● Instruction
Quote precisely the run of lines opening with the line containing "Recreate this image" and closing with the line containing "from matplotlib.transforms import", and nothing else.

● Supplied data

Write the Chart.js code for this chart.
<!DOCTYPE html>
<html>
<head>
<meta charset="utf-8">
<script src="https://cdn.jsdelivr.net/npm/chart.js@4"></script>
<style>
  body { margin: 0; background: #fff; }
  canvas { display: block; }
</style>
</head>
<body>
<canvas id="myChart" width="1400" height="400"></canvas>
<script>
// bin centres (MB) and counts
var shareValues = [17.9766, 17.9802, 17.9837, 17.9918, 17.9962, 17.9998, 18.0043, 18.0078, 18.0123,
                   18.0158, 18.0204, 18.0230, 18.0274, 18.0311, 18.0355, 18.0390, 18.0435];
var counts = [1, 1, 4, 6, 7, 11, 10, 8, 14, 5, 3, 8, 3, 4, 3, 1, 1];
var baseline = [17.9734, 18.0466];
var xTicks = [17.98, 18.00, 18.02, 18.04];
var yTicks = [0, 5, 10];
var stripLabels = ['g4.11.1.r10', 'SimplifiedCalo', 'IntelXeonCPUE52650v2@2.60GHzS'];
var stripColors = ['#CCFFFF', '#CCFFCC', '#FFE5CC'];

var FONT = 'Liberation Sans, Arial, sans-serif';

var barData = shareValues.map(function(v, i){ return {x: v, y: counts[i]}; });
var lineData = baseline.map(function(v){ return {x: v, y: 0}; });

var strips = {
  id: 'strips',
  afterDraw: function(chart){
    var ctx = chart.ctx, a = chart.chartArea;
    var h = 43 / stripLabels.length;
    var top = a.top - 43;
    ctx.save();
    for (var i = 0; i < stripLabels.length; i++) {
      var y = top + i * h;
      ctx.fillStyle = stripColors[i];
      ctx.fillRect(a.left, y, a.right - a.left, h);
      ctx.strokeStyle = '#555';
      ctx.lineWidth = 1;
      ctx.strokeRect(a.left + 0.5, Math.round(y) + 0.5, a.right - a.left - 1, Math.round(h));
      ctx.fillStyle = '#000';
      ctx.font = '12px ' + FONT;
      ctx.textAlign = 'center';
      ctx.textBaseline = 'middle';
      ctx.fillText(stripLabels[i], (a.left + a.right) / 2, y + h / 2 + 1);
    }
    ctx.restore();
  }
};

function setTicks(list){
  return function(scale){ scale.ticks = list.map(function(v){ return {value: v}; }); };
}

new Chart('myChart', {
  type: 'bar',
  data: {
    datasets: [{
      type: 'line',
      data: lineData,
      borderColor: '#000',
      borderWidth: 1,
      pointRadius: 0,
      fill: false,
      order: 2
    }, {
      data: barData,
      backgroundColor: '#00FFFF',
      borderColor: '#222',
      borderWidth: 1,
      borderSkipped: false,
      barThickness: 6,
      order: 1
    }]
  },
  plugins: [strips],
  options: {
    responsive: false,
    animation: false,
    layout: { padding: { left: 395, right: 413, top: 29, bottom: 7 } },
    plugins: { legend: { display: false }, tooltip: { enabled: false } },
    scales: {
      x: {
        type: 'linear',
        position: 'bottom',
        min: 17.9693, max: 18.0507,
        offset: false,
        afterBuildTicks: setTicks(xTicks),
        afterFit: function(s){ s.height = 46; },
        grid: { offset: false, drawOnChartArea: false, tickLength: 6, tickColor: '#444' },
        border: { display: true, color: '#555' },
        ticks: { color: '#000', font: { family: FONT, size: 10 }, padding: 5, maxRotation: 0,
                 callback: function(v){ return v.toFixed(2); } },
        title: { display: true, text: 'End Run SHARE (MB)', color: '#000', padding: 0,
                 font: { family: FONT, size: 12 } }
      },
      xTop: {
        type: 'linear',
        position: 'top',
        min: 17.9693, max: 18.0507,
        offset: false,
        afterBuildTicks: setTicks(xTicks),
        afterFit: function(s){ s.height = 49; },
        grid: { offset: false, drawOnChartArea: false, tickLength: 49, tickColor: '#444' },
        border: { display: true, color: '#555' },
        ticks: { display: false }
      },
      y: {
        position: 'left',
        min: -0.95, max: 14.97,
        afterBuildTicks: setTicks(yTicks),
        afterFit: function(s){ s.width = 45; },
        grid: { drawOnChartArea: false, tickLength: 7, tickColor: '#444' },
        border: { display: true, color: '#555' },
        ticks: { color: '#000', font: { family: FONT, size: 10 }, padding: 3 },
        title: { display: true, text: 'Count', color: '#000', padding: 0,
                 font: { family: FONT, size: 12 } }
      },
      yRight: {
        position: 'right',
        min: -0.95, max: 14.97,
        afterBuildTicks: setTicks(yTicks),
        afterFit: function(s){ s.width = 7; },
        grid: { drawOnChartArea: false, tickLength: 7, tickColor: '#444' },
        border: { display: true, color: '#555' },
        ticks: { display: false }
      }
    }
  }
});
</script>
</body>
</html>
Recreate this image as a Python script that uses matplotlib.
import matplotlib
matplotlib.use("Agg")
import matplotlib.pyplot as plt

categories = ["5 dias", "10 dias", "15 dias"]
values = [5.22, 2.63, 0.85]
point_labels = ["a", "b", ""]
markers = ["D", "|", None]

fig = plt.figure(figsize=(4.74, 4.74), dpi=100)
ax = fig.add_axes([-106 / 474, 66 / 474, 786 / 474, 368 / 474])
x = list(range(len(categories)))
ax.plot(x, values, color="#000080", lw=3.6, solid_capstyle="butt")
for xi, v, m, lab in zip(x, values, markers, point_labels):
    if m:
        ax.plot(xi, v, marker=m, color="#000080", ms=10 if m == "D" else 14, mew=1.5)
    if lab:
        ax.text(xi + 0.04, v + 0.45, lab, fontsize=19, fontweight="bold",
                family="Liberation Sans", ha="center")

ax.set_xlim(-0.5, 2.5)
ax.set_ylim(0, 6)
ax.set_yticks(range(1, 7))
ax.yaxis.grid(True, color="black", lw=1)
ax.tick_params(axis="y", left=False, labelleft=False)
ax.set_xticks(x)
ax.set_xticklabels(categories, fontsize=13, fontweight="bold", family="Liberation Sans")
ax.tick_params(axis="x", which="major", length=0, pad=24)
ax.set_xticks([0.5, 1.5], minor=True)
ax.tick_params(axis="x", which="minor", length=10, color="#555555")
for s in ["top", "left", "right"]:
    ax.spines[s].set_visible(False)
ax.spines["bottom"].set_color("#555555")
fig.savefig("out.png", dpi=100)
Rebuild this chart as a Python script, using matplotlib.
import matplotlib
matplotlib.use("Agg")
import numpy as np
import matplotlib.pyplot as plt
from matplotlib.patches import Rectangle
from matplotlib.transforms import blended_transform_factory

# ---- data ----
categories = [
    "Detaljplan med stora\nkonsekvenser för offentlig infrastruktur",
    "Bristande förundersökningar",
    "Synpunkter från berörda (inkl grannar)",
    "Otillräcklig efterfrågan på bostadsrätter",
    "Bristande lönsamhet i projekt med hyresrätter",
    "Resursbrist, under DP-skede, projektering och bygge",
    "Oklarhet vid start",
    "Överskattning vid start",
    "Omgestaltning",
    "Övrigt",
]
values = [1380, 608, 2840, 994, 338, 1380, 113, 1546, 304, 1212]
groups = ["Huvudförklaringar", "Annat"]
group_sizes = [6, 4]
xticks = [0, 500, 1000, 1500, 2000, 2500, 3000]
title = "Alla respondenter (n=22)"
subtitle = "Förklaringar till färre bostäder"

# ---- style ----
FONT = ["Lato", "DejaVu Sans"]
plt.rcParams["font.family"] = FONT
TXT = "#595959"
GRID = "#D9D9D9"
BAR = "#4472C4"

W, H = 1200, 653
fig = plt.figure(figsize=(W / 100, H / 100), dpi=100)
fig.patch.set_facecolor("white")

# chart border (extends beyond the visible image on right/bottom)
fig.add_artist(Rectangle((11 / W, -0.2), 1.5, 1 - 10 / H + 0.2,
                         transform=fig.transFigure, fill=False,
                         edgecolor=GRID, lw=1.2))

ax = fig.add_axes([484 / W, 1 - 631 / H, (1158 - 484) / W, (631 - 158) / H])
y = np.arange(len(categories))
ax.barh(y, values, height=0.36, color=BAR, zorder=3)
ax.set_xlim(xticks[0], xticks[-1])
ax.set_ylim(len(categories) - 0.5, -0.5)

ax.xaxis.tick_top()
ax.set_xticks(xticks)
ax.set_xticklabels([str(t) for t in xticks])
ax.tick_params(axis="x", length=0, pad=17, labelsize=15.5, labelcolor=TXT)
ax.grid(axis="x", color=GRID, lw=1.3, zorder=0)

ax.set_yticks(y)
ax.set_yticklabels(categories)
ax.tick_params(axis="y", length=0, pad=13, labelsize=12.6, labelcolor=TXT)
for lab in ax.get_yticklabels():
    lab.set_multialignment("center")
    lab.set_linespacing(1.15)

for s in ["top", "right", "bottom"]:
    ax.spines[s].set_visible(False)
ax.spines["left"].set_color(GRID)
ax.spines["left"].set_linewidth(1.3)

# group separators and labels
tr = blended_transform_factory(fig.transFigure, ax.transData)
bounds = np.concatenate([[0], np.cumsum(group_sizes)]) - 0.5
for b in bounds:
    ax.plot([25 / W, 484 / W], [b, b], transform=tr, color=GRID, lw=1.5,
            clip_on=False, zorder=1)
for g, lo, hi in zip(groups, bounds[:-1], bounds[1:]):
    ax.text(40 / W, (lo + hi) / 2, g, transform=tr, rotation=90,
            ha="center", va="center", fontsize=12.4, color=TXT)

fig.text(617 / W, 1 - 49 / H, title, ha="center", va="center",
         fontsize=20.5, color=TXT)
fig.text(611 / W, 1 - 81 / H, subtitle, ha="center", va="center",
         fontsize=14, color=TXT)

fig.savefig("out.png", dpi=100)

● Finished answer
Recreate this image as a Python script that uses matplotlib.
import matplotlib
matplotlib.use("Agg")
import matplotlib.pyplot as plt

categories = ["5 dias", "10 dias", "15 dias"]
values = [5.22, 2.63, 0.85]
point_labels = ["a", "b", ""]
markers = ["D", "|", None]

fig = plt.figure(figsize=(4.74, 4.74), dpi=100)
ax = fig.add_axes([-106 / 474, 66 / 474, 786 / 474, 368 / 474])
x = list(range(len(categories)))
ax.plot(x, values, color="#000080", lw=3.6, solid_capstyle="butt")
for xi, v, m, lab in zip(x, values, markers, point_labels):
    if m:
        ax.plot(xi, v, marker=m, color="#000080", ms=10 if m == "D" else 14, mew=1.5)
    if lab:
        ax.text(xi + 0.04, v + 0.45, lab, fontsize=19, fontweight="bold",
                family="Liberation Sans", ha="center")

ax.set_xlim(-0.5, 2.5)
ax.set_ylim(0, 6)
ax.set_yticks(range(1, 7))
ax.yaxis.grid(True, color="black", lw=1)
ax.tick_params(axis="y", left=False, labelleft=False)
ax.set_xticks(x)
ax.set_xticklabels(categories, fontsize=13, fontweight="bold", family="Liberation Sans")
ax.tick_params(axis="x", which="major", length=0, pad=24)
ax.set_xticks([0.5, 1.5], minor=True)
ax.tick_params(axis="x", which="minor", length=10, color="#555555")
for s in ["top", "left", "right"]:
    ax.spines[s].set_visible(False)
ax.spines["bottom"].set_color("#555555")
fig.savefig("out.png", dpi=100)
Rebuild this chart as a Python script, using matplotlib.
import matplotlib
matplotlib.use("Agg")
import numpy as np
import matplotlib.pyplot as plt
from matplotlib.patches import Rectangle
from matplotlib.transforms import blended_transform_factory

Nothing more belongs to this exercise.